Vladimir Nabokov

NABOKV-L post 0004889, Tue, 14 Mar 2000 08:52:01 -0800

C. P. Snow, VN, & NABOKOV's BLUES: Science Please!
On Mon, 13 Mar 2000, Kurt Johnson wrote:

> The authors seem to suggest that a healthy relation between C P Snow's
> "two cultures" requires not a facile unity but a deep appreciation of both
> the humanities and the sciences.

> This book will provide both enjoyment and enlightenment to any reader
> interested not only in Nabokov but in the relations between the arts and
> sciences.

In an interview with Alfred Appel(September '66), this topic(and the
writer) comes up :

'C.P. Snow has complained about the gulf between the "two cultures," the
literary and the scientific communities. As someone who has bridged thsi
gulf, do you see the sciences and humanities as necessarily opposed?

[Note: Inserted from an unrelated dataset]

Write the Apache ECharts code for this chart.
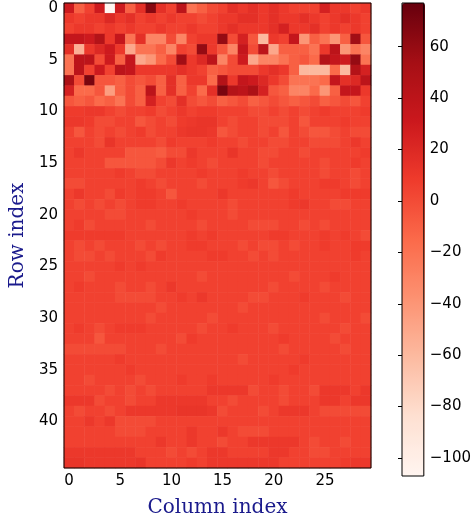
<!DOCTYPE html>
<html><head><meta charset="utf-8">
<script src="https://cdn.jsdelivr.net/npm/echarts@6/dist/echarts.min.js"></script>
<style>html,body{margin:0;padding:0;background:#fff}#c{width:474px;height:523px}</style>
</head><body><div id="c"></div>
<script>
const columns = Array.from({length:30},(_,i)=>String(i));
const rowLabels = Array.from({length:45},(_,i)=>String(i));
const colorbarTicks = [-100,-80,-60,-40,-20,0,20,40,60];
const vMin = -107, vMax = 77;
const rows = [
[30,-10,5,30,-107,30,-10,15,65,15,5,40,-20,-10,0,5,15,10,15,10,15,10,5,5,5,25,10,10,5,10],
[10,5,10,10,20,10,15,5,10,5,10,5,5,0,5,10,10,15,15,10,15,10,10,15,10,5,10,15,10,5],
[5,10,10,5,10,5,10,5,5,10,5,5,10,5,5,10,15,10,10,10,15,25,10,10,15,5,10,5,10,5],
[35,35,30,45,10,35,-20,15,-30,-30,0,-30,5,10,10,60,0,25,-5,-60,10,5,35,-40,-10,-20,-40,-10,55,-5],
[15,-55,10,20,30,10,-50,-20,-20,-10,-30,5,0,60,10,-5,-30,35,0,40,-50,-10,-10,-10,-20,10,40,-40,-20,-30],
[-20,40,40,0,30,-10,35,-50,-40,-15,0,55,10,20,40,-30,0,30,-50,-30,-30,-20,-10,-5,-15,45,35,30,60,-20],
[-20,40,5,30,5,40,35,10,10,10,10,15,10,5,-10,-5,0,0,0,10,15,10,-10,-60,-60,-60,-15,-60,45,25],
[50,0,70,-5,-5,-10,0,-5,0,-10,15,-10,10,10,-15,45,10,35,30,20,10,0,-20,-20,-20,-15,35,15,20,40],
[25,-15,-15,-5,-45,-10,0,-10,40,-10,15,-10,5,-15,15,70,45,40,50,25,-5,-10,-30,-30,-15,-40,-10,35,35,10],
[-5,-10,-5,-15,-10,-20,0,-10,25,5,0,15,0,-5,0,-10,-5,0,-10,-5,0,-5,-10,-5,0,-10,-5,0,-5,5],
[8,8,10,10,5,0,5,5,8,0,5,10,5,8,8,5,5,5,0,0,5,0,5,0,5,8,5,5,5,8],
[10,10,8,0,0,5,5,-5,0,5,0,8,10,12,12,5,0,5,5,0,0,0,5,-5,5,5,5,8,5,5],
[5,-5,5,0,5,0,5,8,0,5,5,10,12,12,10,-5,0,5,5,0,5,-5,5,0,-5,-5,0,5,0,0],
[5,5,5,0,12,5,5,5,5,0,8,5,5,5,8,5,5,0,5,5,0,0,5,5,0,0,0,5,10,5],
[5,10,5,5,5,5,-5,-5,-5,-8,0,0,10,5,5,5,12,5,5,0,0,5,5,0,5,5,5,5,5,8],
[5,5,5,5,-5,-5,-5,-5,-5,0,10,5,8,5,0,5,5,5,5,0,5,5,5,5,5,0,5,5,8,5],
[5,5,5,5,5,8,5,0,0,5,5,5,5,8,5,5,5,8,5,5,0,5,5,5,5,0,5,5,0,5],
[0,0,5,5,5,5,5,8,5,0,5,5,5,0,5,5,5,8,10,5,-5,0,5,5,5,8,8,5,0,5],
[5,10,5,5,0,8,5,8,8,5,-5,5,5,5,5,10,5,5,5,5,5,5,8,5,5,5,5,8,8,8],
[5,0,5,0,5,0,5,8,8,5,5,8,5,5,5,5,0,5,5,5,5,5,8,10,5,5,0,0,5,5],
[5,5,5,5,0,0,5,5,5,5,5,5,8,5,5,5,0,5,5,5,5,5,5,5,5,5,5,5,5,5],
[5,8,0,5,5,5,5,5,0,5,5,5,5,0,5,5,5,5,0,0,0,5,5,0,5,0,5,5,5,5],
[8,8,8,8,8,8,5,5,5,5,5,5,8,5,8,5,5,5,5,5,8,8,5,5,5,8,5,8,5,0],
[5,0,5,0,5,5,5,0,5,0,5,5,8,8,5,5,5,0,5,0,0,5,0,5,5,8,5,5,8,8],
[5,0,0,5,0,5,5,5,0,8,5,5,5,5,8,8,5,5,0,5,0,5,5,5,5,5,5,5,8,5],
[5,5,5,5,5,8,5,8,5,5,5,5,5,5,5,5,5,5,5,5,5,5,5,5,5,5,5,5,5,5],
[5,5,0,5,5,5,5,5,5,5,5,5,5,0,5,5,5,5,5,5,5,5,0,5,5,5,8,5,5,5],
[5,8,5,5,5,0,5,5,0,5,10,5,5,5,5,5,5,5,5,5,0,5,5,5,5,0,5,5,5,5],
[5,5,5,5,5,0,0,0,0,5,5,8,5,10,5,5,5,5,0,0,5,5,5,8,5,5,5,0,5,5],
[5,5,5,5,5,5,5,5,5,0,5,5,5,5,5,5,5,0,5,5,5,5,5,5,5,5,5,5,5,5],
[5,5,5,5,5,5,5,5,0,5,5,5,5,5,0,5,5,5,5,5,5,5,5,5,5,0,5,5,5,0],
[5,8,5,0,5,8,8,8,5,5,5,5,5,0,5,5,8,5,5,5,0,5,5,5,5,5,5,0,5,5],
[5,5,5,-5,5,5,5,5,5,5,5,0,8,5,5,5,5,5,5,5,5,8,5,5,5,5,0,5,5,5],
[0,0,0,0,0,0,5,5,5,0,5,5,5,5,5,5,5,5,5,5,5,0,5,5,5,5,5,0,5,5],
[5,5,5,5,5,8,5,5,5,5,5,5,5,5,5,5,5,0,5,5,5,5,5,8,5,5,5,5,5,5],
[5,5,5,5,5,5,8,5,5,5,5,5,5,5,5,5,5,5,5,5,5,5,8,5,5,5,5,5,5,5],
[5,5,0,5,5,5,5,0,5,5,5,8,5,5,8,5,5,5,5,5,8,5,5,5,5,5,5,5,5,5],
[5,5,5,5,0,5,0,5,0,5,5,5,5,5,10,10,10,10,0,5,5,0,5,5,0,10,10,10,5,10],
[10,10,10,0,5,5,0,5,5,10,10,10,10,10,5,5,0,5,5,5,5,0,5,5,5,10,10,5,10,10],
[5,0,5,5,0,5,10,10,10,10,10,12,12,12,10,0,5,5,5,0,5,10,10,10,5,0,0,0,0,0],
[5,5,10,5,10,0,0,0,0,5,5,5,5,5,5,5,5,5,5,5,5,5,5,5,5,5,5,5,5,5],
[5,5,5,5,5,0,0,0,5,5,5,5,10,5,5,10,5,0,0,0,5,5,5,5,5,5,5,5,5,5],
[5,5,5,5,5,5,5,5,5,10,5,5,10,5,5,0,5,5,10,10,10,10,10,5,0,5,5,0,5,5],
[10,10,10,10,10,10,10,5,5,5,0,5,0,5,10,10,5,5,5,5,10,10,5,5,0,0,5,5,5,5],
[12,12,10,10,10,10,10,12,5,5,5,5,8,5,10,10,10,10,10,10,10,5,5,5,5,5,5,8,10,10]
];
const data = [];
rows.forEach((r,y)=>r.forEach((v,x)=>data.push([x,y,v])));
const reds = ['#fff5f0','#fee0d2','#fcbba1','#fc9272','#fb6a4a','#ef3b2c','#cb181d','#a50f15','#67000d'];
const font = 'DejaVu Sans';
const chart = echarts.init(document.getElementById('c'));
chart.setOption({
  animation:false,
  grid:[
    {left:59,top:3,width:312,height:472,show:true,borderColor:'#000',borderWidth:1,backgroundColor:'transparent',z:10},
    {left:402,top:3,width:23,height:473,show:true,borderColor:'#000',borderWidth:1,backgroundColor:'transparent',z:10}
  ],
  xAxis:[
    {type:'category',data:columns,gridIndex:0,position:'bottom',
     name:'Column index',nameLocation:'middle',nameGap:30,
     nameTextStyle:{fontFamily:'DejaVu Serif',fontSize:20,color:'#1a1a8c'},
     axisLine:{show:false},splitLine:{show:false},
     axisTick:{inside:true,alignWithLabel:true,length:4,interval:i=>i%5===0,lineStyle:{color:'#000'}},
     axisLabel:{interval:i=>i%5===0,fontFamily:font,fontSize:15,color:'#000',margin:6}},
    {type:'value',gridIndex:1,show:false,min:0,max:1}
  ],
  yAxis:[
    {type:'category',data:rowLabels,gridIndex:0,inverse:true,
     name:'Row index',nameLocation:'middle',nameGap:36,nameRotate:90,
     nameTextStyle:{fontFamily:'DejaVu Serif',fontSize:20,color:'#1a1a8c'},
     axisLine:{show:false},splitLine:{show:false},
     axisTick:{inside:true,alignWithLabel:true,length:4,interval:i=>i%5===0,lineStyle:{color:'#000'}},
     axisLabel:{interval:i=>i%5===0,fontFamily:font,fontSize:15,color:'#000',margin:6}},
    {type:'value',gridIndex:1,position:'right',min:vMin,max:vMax,
     axisLine:{show:false},splitLine:{show:false},
     axisTick:{show:true,inside:true,length:4,customValues:colorbarTicks,lineStyle:{color:'#000'}},
     axisLabel:{customValues:colorbarTicks,fontFamily:font,fontSize:15,color:'#000',margin:6,
       formatter:v=>String(v).replace('-','\u2212')}}
  ],
  visualMap:[{type:'continuous',min:vMin,max:vMax,seriesIndex:0,calculable:false,
    left:402,top:3,itemWidth:23,itemHeight:473,padding:0,text:null,showLabel:false,
    inRange:{color:reds}}],
  series:[{type:'heatmap',data:data,xAxisIndex:0,yAxisIndex:0,itemStyle:{borderWidth:0}}]
});
</script></body></html>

Have
your experiences as a scientist influenced yor performance as an artist?
Is it fanciful to use the vocabulary of physics in describing the
structures of some of your novels?'

'I might compare myself to a Colossus of Rhodes bestriding the gulf
between the thermodynamics of Snow and the Laurentiomania of Leavis, had
that gulf not been a mere dimple of a ditch that a small frog could
straddle. The terms "physics" and the "egghead" as used nowadays evoke in
me the dreary images of applied science, the knack of an electrician
tinkering with bombs and ither gadgets. One of those "Two Cultures" is
really nothing but utilitarian technology; the other is B-grade novels,
ideological fiction, popular art. Who cares if there exists a gap between
such "physics" and such "humanities"? Those eggheads are terrible
philistines. A really good head is not oval but round.'
(Strong Opinions. Page 78)

"I doubt everything, even my own doubts."
-Gustave Flaubert. Letter to Louise Colet.